A Man With A Bucket On His Head Ran To Unseat Theresa May. Why? Well ...
You might be wondering about the guy wearing a bucket on his head.
That's OK. When broadcast news outlets panned across the row of candidates standing beside British Prime Minister Theresa May on election night in the U.K. — revealing several respectable-looking gentlemen, then a cape-draped figure without a face — a number of people had questions, just like you.
His name is Lord Buckethead. He ran to unseat May as representative of the Maidenhead constituency.
That might be surprising, given that the honorable intergalactic space lord ran on some pretty radical positions — many of which, in true democratic spirit, excepted him entirely. Here's an abridged list of his rather extensive platform:
- "The abolition of the Lords (except me) ...

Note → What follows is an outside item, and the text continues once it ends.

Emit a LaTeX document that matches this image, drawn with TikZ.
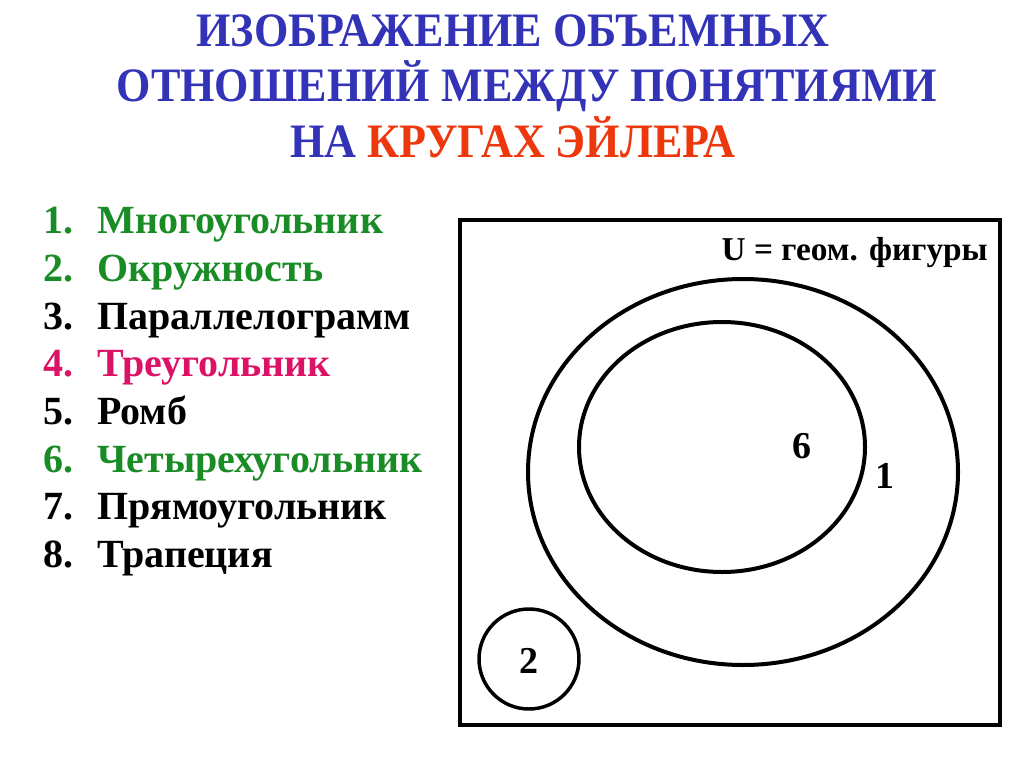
\documentclass[tikz,border=0pt]{standalone}
\usepackage{fontspec}
\setmainfont{Liberation Serif}
\newfontfamily\titlefont[FakeStretch=0.92]{Liberation Serif}
\definecolor{zzttcc}{rgb}{0.2,0.2,0.72}
\definecolor{ffttqq}{rgb}{0.93,0.22,0.05}
\definecolor{qqzzqq}{rgb}{0.1,0.55,0.15}
\definecolor{ddqqvv}{rgb}{0.86,0.07,0.4}
\tikzset{
    title/.style={anchor=base, inner sep=0pt, font=\titlefont\bfseries\fontsize{36}{36}\selectfont},
    num/.style={anchor=base west, inner sep=0pt, font=\bfseries\fontsize{30}{30}\selectfont},
    word/.style={anchor=base west, inner sep=0pt, font=\bfseries\fontsize{30}{30}\selectfont},
    setlabel/.style={anchor=base, inner sep=0pt, font=\bfseries\fontsize{28.5}{28.5}\selectfont}
}

\begin{document}
\begin{tikzpicture}[x=0.75pt, y=-0.75pt]
    \useasboundingbox (0,0) rectangle (1024,767);
    % title
    \node[title, color=zzttcc] (title1) at (513,47) {ИЗОБРАЖЕНИЕ ОБЪЕМНЫХ};
    \node[title, color=zzttcc] (title2) at (527,101) {ОТНОШЕНИЙ МЕЖДУ ПОНЯТИЯМИ};
    \node[title] (title3) at (513,157) {\textcolor{zzttcc}{НА} \textcolor{ffttqq}{КРУГАХ ЭЙЛЕРА}};
    % list of concepts
    \node[num, color=qqzzqq] (n1) at (43,233) {1.};
    \node[word, color=qqzzqq] (w1) at (97,233) {Многоугольник};
    \node[num, color=qqzzqq] (n2) at (43,281) {2.};
    \node[word, color=qqzzqq] (w2) at (97,281) {Окружность};
    \node[num] (n3) at (43,329) {3.};
    \node[word] (w3) at (97,329) {Параллелограмм};
    \node[num, color=ddqqvv] (n4) at (43,376) {4.};
    \node[word, color=ddqqvv] (w4) at (97,376) {Треугольник};
    \node[num] (n5) at (43,424) {5.};
    \node[word] (w5) at (97,424) {Ромб};
    \node[num, color=qqzzqq] (n6) at (43,472) {6.};
    \node[word, color=qqzzqq] (w6) at (97,472) {Четырехугольник};
    \node[num] (n7) at (43,519) {7.};
    \node[word] (w7) at (97,519) {Прямоугольник};
    \node[num] (n8) at (43,567) {8.};
    \node[word] (w8) at (97,567) {Трапеция};
    % Euler circles
    \draw [line width=3pt] (460,220) rectangle (1000,725);
    \draw [line width=3pt] (743,472) ellipse [x radius=215, y radius=193];
    \draw [line width=3pt] (722,447) ellipse [x radius=143, y radius=125];
    \draw [line width=2.6pt] (529,659) circle (50);
    \node[anchor=base east, inner sep=0pt, font=\bfseries\fontsize{25}{25}\selectfont] (U) at (988,260) {U = геом. фигуры};
    \node[setlabel] (s6) at (802,458) {6};
    \node[setlabel] (s1) at (885,488) {1};
    \node[setlabel] (s2) at (529,673) {2};
\end{tikzpicture}
\end{document}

- "Nationalisation of Adele: in order to maximise the efficient use of UK resources, the time is right for great British assets to be brought into public ownership for the common good. This is to be achieved through capital spending. ...
- "A moratorium until 2022 on whether Birmingham should be converted into a star base. ...
- "Stop selling arms to Saudi Arabia. Start buying lasers from Lord Buckethead."
He has a music video too, naturally.
Lord Buckethead's appearance was part of something of a political tradition in the U.K., where it's not uncommon for all of the candidates for a particular parliamentary constituency — no matter how, well, eccentric — to stand side by side as the vote is decided. That's why, if you scanned just a little farther along the line, you might have noticed a person dressed in a giant Elmo costume.
It's also why, elsewhere in the country, a candidate called Mr. Fishfinger — who according to The Guardian, "changed his name by deed poll to take part in the election" — stood behind the night's local winner, Tim Farron.
Fishfinger got 309 votes, by the way.
And as the BBC notes, Lord Buckethead himself — or at least some person dressed as the star lord of buckets — has become something of a tradition in his own right. The broadcaster reports the character has been around at least since 1987, when he took on another British prime minister, Margaret Thatcher. (And got 131 votes.)
Perhaps Lord Buckethead said it best when he sang, euphonious voice muffled by his noble bucket: "You never knew that space lords would do that."